O: What about audio books?
M: For most books a human actor is still the best choice. Voice talents are incredibly skilled in the way they use there voice. Synthesis is better for text which changes fast or its not worth recording. For example, for something a bit drier, say Bloomberg Financial Reports 2001 Vol. 1, or the weather forecast, synthesis works out to be much more efficient.
O: Why pick Edinburgh as a place to grow Cereproc?
M: Two answers - first, I like living here. When I left university I got the job at Rhetorical, then started my own business. Second, it’s a great place to start a business - Edinburgh’s got great communications, and the pool of technical people that are coming out of the Universities is really strong. Great to have engineers that are committed, passionate and stick with you.
O: What are some of the biggest challenges you're facing?
M: We’re right at the edge of what the technology is doing - it’s the same stuff people are doing in universities and research centres. It’s all changing really really quickly. We’ve got a small extremely expereinced team, and we have to keep on top of this. Also, getting enough visibility - when a company like Facebook does something in TTS its all over the news, its harder for us, and we need to work much harder to get visibility on the international stage.
O: What's the strangest project you've worked on?
M: Probably the work we did with KFC. It’s a common misconception, people assume the point of TTS is to sound natural. It’s not, it’s to sound appropriate. I love the way the voice and the robot work so well together, it makes me smile.
O: Speech is very much one of the focal points of tech right now - withAlexa, Siri, Google Home all battling for space on our shelves. What do you find exciting in TTS at the moment?

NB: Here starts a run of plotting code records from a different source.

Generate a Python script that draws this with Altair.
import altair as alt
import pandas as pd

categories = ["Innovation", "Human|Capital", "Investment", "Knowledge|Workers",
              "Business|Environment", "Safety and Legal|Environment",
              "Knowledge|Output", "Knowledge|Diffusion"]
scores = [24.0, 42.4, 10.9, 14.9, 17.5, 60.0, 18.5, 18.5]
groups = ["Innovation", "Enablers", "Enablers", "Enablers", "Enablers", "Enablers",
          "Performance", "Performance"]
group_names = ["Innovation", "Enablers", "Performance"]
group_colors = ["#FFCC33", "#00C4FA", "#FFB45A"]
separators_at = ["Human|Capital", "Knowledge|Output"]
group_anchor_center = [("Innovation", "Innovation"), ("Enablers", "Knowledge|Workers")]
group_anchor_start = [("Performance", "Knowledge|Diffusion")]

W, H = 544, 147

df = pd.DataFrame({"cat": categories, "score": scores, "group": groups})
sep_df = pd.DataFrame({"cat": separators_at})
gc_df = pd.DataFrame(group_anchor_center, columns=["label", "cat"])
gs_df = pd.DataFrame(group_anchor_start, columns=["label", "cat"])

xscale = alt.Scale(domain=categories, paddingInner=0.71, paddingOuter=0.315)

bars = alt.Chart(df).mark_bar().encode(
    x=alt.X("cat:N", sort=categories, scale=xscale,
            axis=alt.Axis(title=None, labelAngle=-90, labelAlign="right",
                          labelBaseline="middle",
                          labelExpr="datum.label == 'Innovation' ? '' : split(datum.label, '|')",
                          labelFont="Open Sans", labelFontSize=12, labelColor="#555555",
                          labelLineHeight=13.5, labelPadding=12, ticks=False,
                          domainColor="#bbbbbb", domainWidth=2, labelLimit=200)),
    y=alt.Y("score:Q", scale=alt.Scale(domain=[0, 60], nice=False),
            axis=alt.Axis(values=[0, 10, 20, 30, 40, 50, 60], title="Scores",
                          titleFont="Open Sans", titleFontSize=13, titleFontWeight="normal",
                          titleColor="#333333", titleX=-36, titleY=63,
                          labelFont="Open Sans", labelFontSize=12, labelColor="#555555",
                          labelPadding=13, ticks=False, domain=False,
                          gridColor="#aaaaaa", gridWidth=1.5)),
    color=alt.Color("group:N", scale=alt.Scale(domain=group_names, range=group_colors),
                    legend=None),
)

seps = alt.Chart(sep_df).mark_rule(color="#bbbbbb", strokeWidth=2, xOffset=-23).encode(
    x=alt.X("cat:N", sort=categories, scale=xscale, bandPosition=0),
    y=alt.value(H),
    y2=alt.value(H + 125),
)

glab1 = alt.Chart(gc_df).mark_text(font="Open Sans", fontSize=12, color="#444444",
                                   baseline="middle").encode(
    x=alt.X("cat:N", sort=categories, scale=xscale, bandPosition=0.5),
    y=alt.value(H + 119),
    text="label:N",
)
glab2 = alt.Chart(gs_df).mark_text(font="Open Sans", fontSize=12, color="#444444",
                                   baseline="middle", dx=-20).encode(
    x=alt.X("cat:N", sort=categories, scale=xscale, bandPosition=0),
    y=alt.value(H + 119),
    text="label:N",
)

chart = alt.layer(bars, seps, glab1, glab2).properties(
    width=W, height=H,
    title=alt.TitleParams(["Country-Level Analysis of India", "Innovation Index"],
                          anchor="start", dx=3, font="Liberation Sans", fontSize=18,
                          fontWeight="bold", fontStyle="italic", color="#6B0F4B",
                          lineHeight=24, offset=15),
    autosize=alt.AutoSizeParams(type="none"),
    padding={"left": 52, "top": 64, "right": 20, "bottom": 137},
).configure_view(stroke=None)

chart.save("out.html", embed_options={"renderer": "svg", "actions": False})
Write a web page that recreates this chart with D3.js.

M: Google’s DeepMind/Wavenet, certainly. They took a huge amount of audio and put it through the network and created something that sounded really good - a classic brute force approach. There’s always been two processes to speech synthesis - one take lots of little bits and reorder like cutting up a cassette tape, which maintains the quality, but the problem here is data sparsity. The other approach is parametric speech synthesis where you build a model of the speaker. The problem here is final voice quality - it sounds unnatural.
DeepMind recently made significant progress with this. The only problem is it’s still quite slow - the initial system took days to generate a sentence. We’re building new systems to take advantage of this brute force approach, but making it much faster.

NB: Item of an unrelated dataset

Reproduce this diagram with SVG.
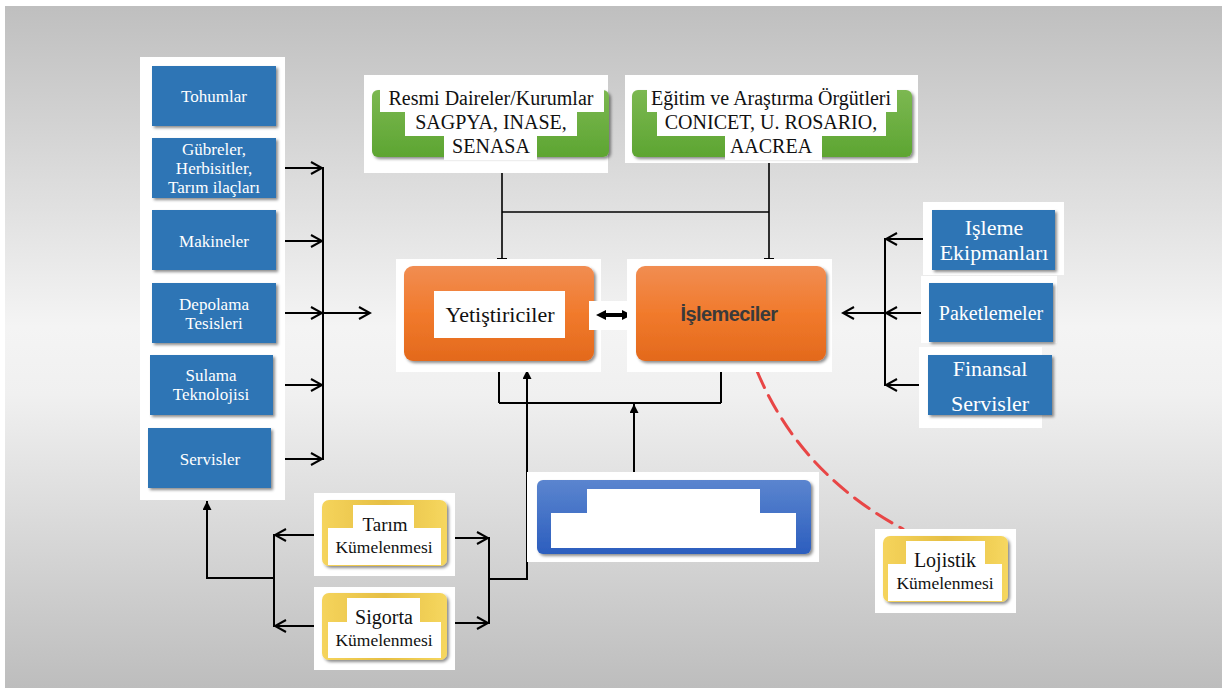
<svg xmlns="http://www.w3.org/2000/svg" width="1226" height="688" viewBox="0 0 1226 688">
<defs>
<linearGradient id="bg" x1="0" y1="0" x2="0" y2="1">
<stop offset="0" stop-color="#bfbfbf"/><stop offset="0.47" stop-color="#f4f4f4"/><stop offset="0.57" stop-color="#f0f0f0"/><stop offset="1" stop-color="#bdbdbd"/>
</linearGradient>
<linearGradient id="gOr" x1="0" y1="0" x2="0" y2="1">
<stop offset="0" stop-color="#f18d52"/><stop offset="0.5" stop-color="#f17a2c"/><stop offset="1" stop-color="#e3691c"/>
</linearGradient>
<linearGradient id="gGr" x1="0" y1="0" x2="0" y2="1">
<stop offset="0" stop-color="#7cb852"/><stop offset="1" stop-color="#5da531"/>
</linearGradient>
<linearGradient id="gYe" x1="0" y1="0" x2="1" y2="0">
<stop offset="0" stop-color="#f5d45c"/><stop offset="0.5" stop-color="#e6bf44"/><stop offset="1" stop-color="#f6d75f"/>
</linearGradient>
<linearGradient id="gBl" x1="0" y1="0" x2="0" y2="1">
<stop offset="0" stop-color="#5b85cf"/><stop offset="1" stop-color="#2c5ebe"/>
</linearGradient>
<filter id="sh" x="-10%" y="-10%" width="125%" height="130%">
<feDropShadow dx="2" dy="2" stdDeviation="1.5" flood-color="#000" flood-opacity="0.45"/>
</filter>
<marker id="chev" markerUnits="userSpaceOnUse" markerWidth="14" markerHeight="16" refX="12" refY="7" orient="auto" viewBox="0 0 14 14">
<path d="M1,1 L12,7 L1,13" fill="none" stroke="#000" stroke-width="2"/>
</marker>
<marker id="tri" markerUnits="userSpaceOnUse" markerWidth="9" markerHeight="9" refX="10" refY="5" orient="auto" viewBox="0 0 10 10">
<path d="M0,0 L10,5 L0,10 z" fill="#000"/>
</marker>
<marker id="triS" markerUnits="userSpaceOnUse" markerWidth="10" markerHeight="10" refX="6" refY="5" orient="auto-start-reverse" viewBox="0 0 10 10">
<path d="M0,0 L10,5 L0,10 z" fill="#000"/>
</marker>
<marker id="tee" markerUnits="userSpaceOnUse" markerWidth="3" markerHeight="10" refX="1.5" refY="5" orient="auto" viewBox="0 0 3 10">
<path d="M1.5,0 V10" stroke="#000" stroke-width="2"/>
</marker>
<style>
.wb{fill:#fff}
.blue{fill:#2e74b5;filter:url(#sh)}
.or{fill:url(#gOr);filter:url(#sh)}
.gr{fill:url(#gGr);filter:url(#sh)}
.ye{fill:url(#gYe);filter:url(#sh)}
.bl{fill:url(#gBl);filter:url(#sh)}
.tw{fill:#fff;text-anchor:middle}
.tk{fill:#111;text-anchor:middle}
.ln{fill:none;stroke:#000;stroke-width:2}
.lt{fill:none;stroke:#000;stroke-width:1.6}
</style>
</defs>
<rect x="0" y="0" width="1226" height="688" fill="#fff"/>
<rect x="5" y="6" width="1217" height="682" fill="url(#bg)"/>

<g id="connectors">
<line class="ln" x1="323" y1="167" x2="323" y2="460"/>
<line class="ln" x1="276" y1="168" x2="322" y2="168" marker-end="url(#chev)"/>
<line class="ln" x1="276" y1="241" x2="322" y2="241" marker-end="url(#chev)"/>
<line class="ln" x1="276" y1="313" x2="322" y2="313" marker-end="url(#chev)"/>
<line class="ln" x1="273" y1="385" x2="322" y2="385" marker-end="url(#chev)"/>
<line class="ln" x1="271" y1="459" x2="322" y2="459" marker-end="url(#chev)"/>
<line class="ln" x1="323" y1="313" x2="370" y2="313" marker-end="url(#chev)"/>
<line class="lt" x1="502" y1="173" x2="502" y2="259" marker-end="url(#tee)"/>
<line class="lt" x1="769" y1="163" x2="769" y2="259" marker-end="url(#tee)"/>
<line class="lt" x1="502" y1="212" x2="769" y2="212"/>
<path class="ln" d="M499,403 H721"/>
<line class="ln" x1="499" y1="403" x2="499" y2="363" marker-end="url(#tri)"/>
<line class="ln" x1="721" y1="403" x2="721" y2="363" marker-end="url(#tri)"/>
<line class="ln" x1="634" y1="472" x2="634" y2="404" marker-end="url(#tri)"/>
<path class="ln" d="M489,579 H527 V370" marker-end="url(#tri)"/>
<line class="ln" x1="489" y1="537" x2="489" y2="624"/>
<line class="ln" x1="450" y1="538" x2="488" y2="538" marker-end="url(#chev)"/>
<line class="ln" x1="450" y1="623" x2="488" y2="623" marker-end="url(#chev)"/>
<line class="ln" x1="322" y1="535" x2="275" y2="535" marker-end="url(#chev)"/>
<line class="ln" x1="322" y1="626" x2="275" y2="626" marker-end="url(#chev)"/>
<line class="ln" x1="274" y1="534" x2="274" y2="627"/>
<path class="ln" d="M274,578 H207 V501" marker-end="url(#tri)"/>
<line class="ln" x1="885" y1="238" x2="885" y2="386"/>
<line class="ln" x1="932" y1="239" x2="886" y2="239" marker-end="url(#chev)"/>
<line class="ln" x1="929" y1="313" x2="886" y2="313" marker-end="url(#chev)"/>
<line class="ln" x1="928" y1="385" x2="886" y2="385" marker-end="url(#chev)"/>
<line class="ln" x1="885" y1="313" x2="843" y2="313" marker-end="url(#chev)"/>
<path d="M757,371 Q800,474 903,529" fill="none" stroke="#e84646" stroke-width="3" stroke-dasharray="18 9" stroke-linecap="round"/>
</g>

<g font-family="Liberation Serif, DejaVu Serif, Times New Roman, serif">
<g id="left-panel"><rect class="wb" x="140" y="57" width="145" height="443"/></g>
<g id="tohumlar"><rect class="blue" x="152" y="66" width="124" height="60"/><text class="tw" x="214" y="102" font-size="17">Tohumlar</text></g>
<g id="gubreler"><rect class="blue" x="152" y="138" width="124" height="60"/>
<text class="tw" font-size="17"><tspan x="214" y="155">Gübreler,</tspan><tspan x="214" y="174">Herbisitler,</tspan><tspan x="214" y="193">Tarım ilaçları</tspan></text></g>
<g id="makineler"><rect class="blue" x="152" y="210" width="124" height="60"/><text class="tw" x="214" y="247" font-size="17">Makineler</text></g>
<g id="depolama"><rect class="blue" x="152" y="283" width="124" height="60"/>
<text class="tw" font-size="17"><tspan x="214" y="310">Depolama</tspan><tspan x="214" y="329">Tesisleri</tspan></text></g>
<g id="sulama"><rect class="blue" x="150" y="355" width="123" height="60"/>
<text class="tw" font-size="17"><tspan x="211" y="381">Sulama</tspan><tspan x="211" y="400">Teknolojisi</tspan></text></g>
<g id="servisler"><rect class="blue" x="148" y="428" width="123" height="60"/><text class="tw" x="210" y="465" font-size="17">Servisler</text></g>

<g id="resmi">
<rect class="wb" x="364" y="75" width="244" height="98"/>
<rect class="gr" x="372" y="90" width="237" height="67" rx="6"/>
<rect class="wb" x="380" y="85" width="224" height="27"/>
<rect class="wb" x="405" y="111" width="172" height="25"/>
<rect class="wb" x="444" y="134" width="93" height="26"/>
<text class="tk" font-size="20"><tspan x="491" y="105">Resmi Daireler/Kurumlar</tspan><tspan x="491" y="129">SAGPYA, INASE,</tspan><tspan x="491" y="153">SENASA</tspan></text>
</g>
<g id="egitim">
<rect class="wb" x="625" y="75" width="293" height="88"/>
<rect class="gr" x="632" y="90" width="280" height="67" rx="6"/>
<rect class="wb" x="647" y="85" width="250" height="27"/>
<rect class="wb" x="657" y="111" width="229" height="25"/>
<rect class="wb" x="725" y="134" width="97" height="26"/>
<text class="tk" font-size="20"><tspan x="771" y="105">Eğitim ve Araştırma Örgütleri</tspan><tspan x="771" y="129">CONICET, U. ROSARIO,</tspan><tspan x="771" y="153">AACREA</tspan></text>
</g>

<g id="yetistiriciler">
<rect class="wb" x="396" y="259" width="205" height="113"/>
<rect class="or" x="404" y="266" width="190" height="95" rx="9"/>
<rect class="wb" x="434" y="291" width="131" height="47"/>
<text class="tk" x="500" y="322" font-size="22">Yetiştiriciler</text>
</g>
<g id="double-arrow">
<rect class="wb" x="589" y="301" width="51" height="29"/>
<line x1="600" y1="315" x2="628" y2="315" stroke="#000" stroke-width="4" marker-start="url(#triS)" marker-end="url(#triS)"/>
</g>
<g id="islemeciler">
<rect class="wb" x="627" y="259" width="205" height="113"/>
<rect class="or" x="636" y="266" width="190" height="95" rx="9"/>
<text x="729" y="321" font-size="20" font-weight="bold" font-family="Liberation Sans, Arial, sans-serif" fill="#3a3a3a" text-anchor="middle" letter-spacing="-0.6">İşlemeciler</text>
</g>

<g id="isleme-ekipmanlari">
<rect class="wb" x="923" y="202" width="141" height="73"/>
<rect class="blue" x="932" y="210" width="123" height="60"/>
<text class="tw" font-size="22"><tspan x="994" y="235">Işleme</tspan><tspan x="994" y="260">Ekipmanları</tspan></text>
</g>
<g id="paketlemeler">
<rect class="wb" x="921" y="276" width="136" height="67"/>
<rect class="blue" x="929" y="283" width="124" height="59"/>
<text class="tw" x="991" y="320" font-size="20">Paketlemeler</text>
</g>
<g id="finansal">
<rect class="wb" x="919" y="347" width="123" height="81"/>
<rect class="blue" x="928" y="355" width="124" height="60"/>
<text class="tw" font-size="22"><tspan x="990" y="376">Finansal</tspan><tspan x="990" y="411">Servisler</tspan></text>
</g>

<g id="blue-box">
<rect class="wb" x="527" y="472" width="292" height="90"/>
<rect class="bl" x="537" y="480" width="274" height="74" rx="6"/>
<rect class="wb" x="587" y="489" width="173" height="25"/>
<rect class="wb" x="551" y="513" width="245" height="35"/>
</g>

<g id="tarim">
<rect class="wb" x="314" y="493" width="141" height="83"/>
<rect class="ye" x="322" y="500" width="125" height="66" rx="7"/>
<rect class="wb" x="353" y="505" width="61" height="24"/>
<rect class="wb" x="328" y="528" width="113" height="37"/>
<text class="tk" x="385" y="531" font-size="19">Tarım</text>
<text class="tk" x="384" y="553" font-size="17.5">Kümelenmesi</text>
</g>
<g id="sigorta">
<rect class="wb" x="314" y="587" width="141" height="83"/>
<rect class="ye" x="322" y="593" width="125" height="67" rx="7"/>
<rect class="wb" x="347" y="598" width="73" height="25"/>
<rect class="wb" x="328" y="622" width="113" height="36"/>
<text class="tk" x="384" y="624" font-size="20">Sigorta</text>
<text class="tk" x="384" y="646" font-size="17.5">Kümelenmesi</text>
</g>
<g id="lojistik">
<rect class="wb" x="875" y="529" width="141" height="84"/>
<rect class="ye" x="883" y="536" width="125" height="66" rx="7"/>
<rect class="wb" x="906" y="541" width="79" height="24"/>
<rect class="wb" x="888" y="564" width="114" height="37"/>
<text class="tk" x="945" y="567" font-size="20">Lojistik</text>
<text class="tk" x="945" y="589" font-size="17.5">Kümelenmesi</text>
</g>
</g>
</svg>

There’s a war going on in the tech world and TTS in in the front line - when someone at Google took Siri out the box for the first time, and asked it “How high is Everest?”, what was important to Google was that there were none of their adverts. Siri bypasses the entire business model of Google, eg ads. The war is user control, and the big four want to gain a monopoly on their relationship with the user.

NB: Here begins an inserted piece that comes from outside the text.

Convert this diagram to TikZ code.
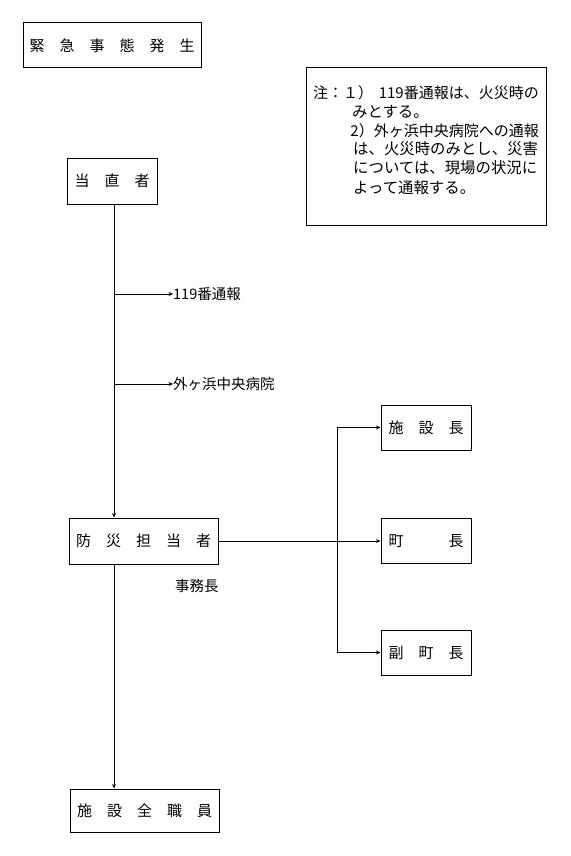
\documentclass[tikz,border=0pt]{standalone}
\usepackage{fontspec}
\setmainfont{Noto Sans CJK JP}
\usetikzlibrary{arrows.meta}
\begin{document}
\begin{tikzpicture}[x=1pt,y=-1pt,
  box/.style={draw, line width=1pt, inner sep=0pt, font=\fontsize{15}{15}\selectfont},
  lbl/.style={inner sep=0pt, anchor=west, font=\fontsize{14.5}{15}\selectfont},
  notetxt/.style={inner sep=0pt, anchor=west, font=\fontsize{15.4}{15.4}\selectfont},
  notetxtb/.style={inner sep=0pt, font=\fontsize{15}{15}\selectfont},
  arr/.style={line width=0.8pt, -{Stealth[length=4.5pt,width=4pt]}}]
\useasboundingbox (0,0) rectangle (570,856);
% boxes
\node[box, minimum width=178pt, minimum height=45pt] (emerg) at (112,45.5) {緊　急　事　態　発　生};
\node[box, minimum width=240pt, minimum height=157pt] (note) at (426,146.5) {};
\node[box, minimum width=90pt, minimum height=46pt] (duty) at (112,181) {当　直　者};
\node[box, minimum width=149pt, minimum height=46pt] (bosai) at (143.5,541) {防　災　担　当　者};
\node[box, minimum width=90pt, minimum height=45pt] (sc) at (426,427.5) {施　設　長};
\node[box, minimum width=90pt, minimum height=45pt] (cho) at (426,541) {町　　　長};
\node[box, minimum width=90pt, minimum height=45pt] (fc) at (426,652.5) {副　町　長};
\node[box, minimum width=149pt, minimum height=43pt] (staff) at (144.5,810.5) {施　設　全　職　員};
% note text
\node[notetxtb, anchor=west] (n1a) at (313,93) {注：１）};
\node[notetxtb, anchor=east] (n1b) at (539,93) {119番通報は、火災時の};
\node[notetxt] (n2) at (352,112) {みとする。};
\node[notetxtb, anchor=east] (n3) at (539,131) {2）外ヶ浜中央病院への通報};
\node[notetxt] (n4) at (353,149) {は、火災時のみとし、災害};
\node[notetxt] (n5) at (353,168) {については、現場の状況に};
\node[notetxt] (n6) at (353,188) {よって通報する。};
% labels
\node[lbl] (l119) at (173,294) {119番通報};
\node[lbl] (lhosp) at (173,384) {外ヶ浜中央病院};
\node[lbl] (ljimu) at (175,586) {事務長};
% connectors
\coordinate (colx) at (114,0);
\coordinate (bx) at (337,0);
\draw[arr] (duty.south -| colx) -- (bosai.north -| colx);
\draw[arr] (l119.west -| colx) -- (l119.west);
\draw[arr] (lhosp.west -| colx) -- (lhosp.west);
\draw[arr] (bosai.south -| colx) -- (staff.north -| colx);
\draw[arr] (bosai.east) -- (cho.west);
\draw[arr] (bx |- bosai.east) |- (sc.west);
\draw[arr] (bx |- bosai.east) |- (fc.west);
\end{tikzpicture}
\end{document}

O: In the future, do you see yourselves focusing more on specific use cases (either B2B or B2C), or becoming a tool that other people build solutions on? Or both?
M: To a certain extent what we build is a component technology, but we also sell voices to the public. This makes money, and boosts visibility. With the technology changing so fast, we have to move really fast to work out where we fit in, both commercially and technically. Our technology is always improving, and we are happy to change the way we do business as the market changes.